— start —
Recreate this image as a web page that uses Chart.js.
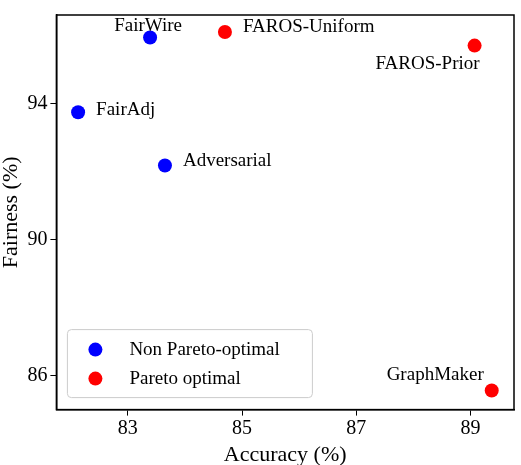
<!DOCTYPE html><html><head><script src="https://cdn.jsdelivr.net/npm/chart.js@4"></script>
<style>body{margin:0;background:#fff}#w{width:521px;height:465px}</style></head><body><div id="w"><canvas id="c"></canvas></div>
<script>
const names=["FairWire","FairAdj","Adversarial","FAROS-Uniform","FAROS-Prior","GraphMaker"];
const accuracy=[83.39,82.13,83.65,84.70,89.07,89.37];
const fairness=[95.94,93.74,92.17,96.1,95.7,85.55];
const pareto=[false,false,false,true,true,true];
const xTicks=[83,85,87,89];
const yTicks=[86,90,94];
const F='"Liberation Serif", "DejaVu Serif", serif';
const labelOff={"FairWire":[-2,-11,'center'],"FairAdj":[18,-2,'left'],"Adversarial":[18,-5,'left'],"FAROS-Uniform":[18,-5,'left'],"FAROS-Prior":[5,18,'right'],"GraphMaker":[-8,-16,'right']};
const mk=p=>names.map((n,i)=>pareto[i]===p?{x:accuracy[i],y:fairness[i],n}:null).filter(Boolean);
const plug={id:'lab',afterDatasetsDraw(ch){const c=ch.ctx;c.save();c.font='19px '+F;c.fillStyle='#000';c.textBaseline='middle';
ch.data.datasets.forEach(ds=>ds.data.forEach(d=>{const o=labelOff[d.n];c.textAlign=o[2];c.fillText(d.n,ch.scales.x.getPixelForValue(d.x)+o[0],ch.scales.y.getPixelForValue(d.y)+o[1]);}));
const a=ch.chartArea;const bx=a.left+11,by=a.bottom-80,bw=245,bh=68;
c.strokeStyle='#ccc';c.lineWidth=1;c.fillStyle='rgba(255,255,255,0.8)';c.beginPath();c.roundRect(bx,by,bw,bh,4);c.fill();c.stroke();
[['Non Pareto-optimal','#0000ff'],['Pareto optimal','#ff0000']].forEach((e,i)=>{const yy=by+20+i*29;c.fillStyle=e[1];c.beginPath();c.arc(bx+28,yy,7,0,7);c.fill();c.fillStyle='#000';c.textAlign='left';c.fillText(e[0],bx+62,yy);});
c.restore();}};
new Chart(document.getElementById('c'),{type:'scatter',data:{datasets:[
{data:mk(false),backgroundColor:'#0000ff',borderWidth:0,pointRadius:7},
{data:mk(true),backgroundColor:'#ff0000',borderWidth:0,pointRadius:7}]},
options:{responsive:true,maintainAspectRatio:false,animation:false,layout:{padding:{top:-8,right:3,bottom:-3,left:-2}},
plugins:{legend:{display:false},tooltip:{enabled:false}},
scales:{x:{min:81.75,max:89.76,afterBuildTicks:s=>{s.ticks=xTicks.map(v=>({value:v}))},
grid:{drawOnChartArea:false,color:'#000',tickLength:6,tickColor:'#000'},border:{color:'#000',width:1.5},
ticks:{color:'#000',font:{family:F,size:20},padding:1},title:{display:true,text:'Accuracy (%)',color:'#000',font:{family:F,size:22},padding:{top:0,bottom:0}}},
y:{min:84.99,max:96.6,afterBuildTicks:s=>{s.ticks=yTicks.map(v=>({value:v}))},
grid:{drawOnChartArea:false,color:'#000',tickLength:6,tickColor:'#000'},border:{color:'#000',width:1.5},
ticks:{color:'#000',font:{family:F,size:20},padding:3},title:{display:true,text:'Fairness (%)',color:'#000',font:{family:F,size:22},padding:{bottom:0,top:0}}}}},
plugins:[plug,{id:'frame',afterDraw(ch){const a=ch.chartArea,c=ch.ctx;c.save();c.strokeStyle='#000';c.lineWidth=1.5;c.strokeRect(a.left,a.top,a.right-a.left,a.bottom-a.top);c.restore();}}]});
</script></body></html>
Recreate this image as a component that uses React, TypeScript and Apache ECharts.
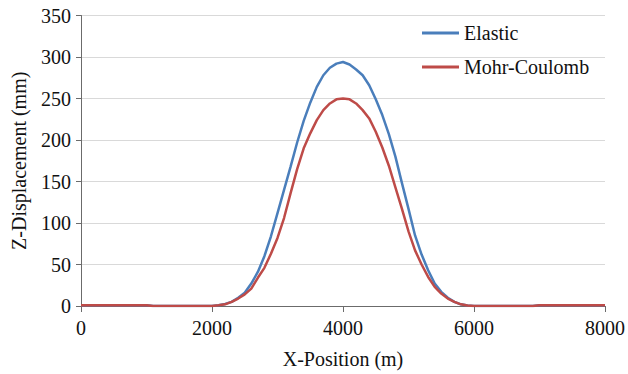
— end —
# Task prompt:
Pull out each line of the records holding the string "image".

# Expected output:
Recreate this image as a web page that uses Chart.js.
Recreate this image as a component that uses React, TypeScript and Apache ECharts.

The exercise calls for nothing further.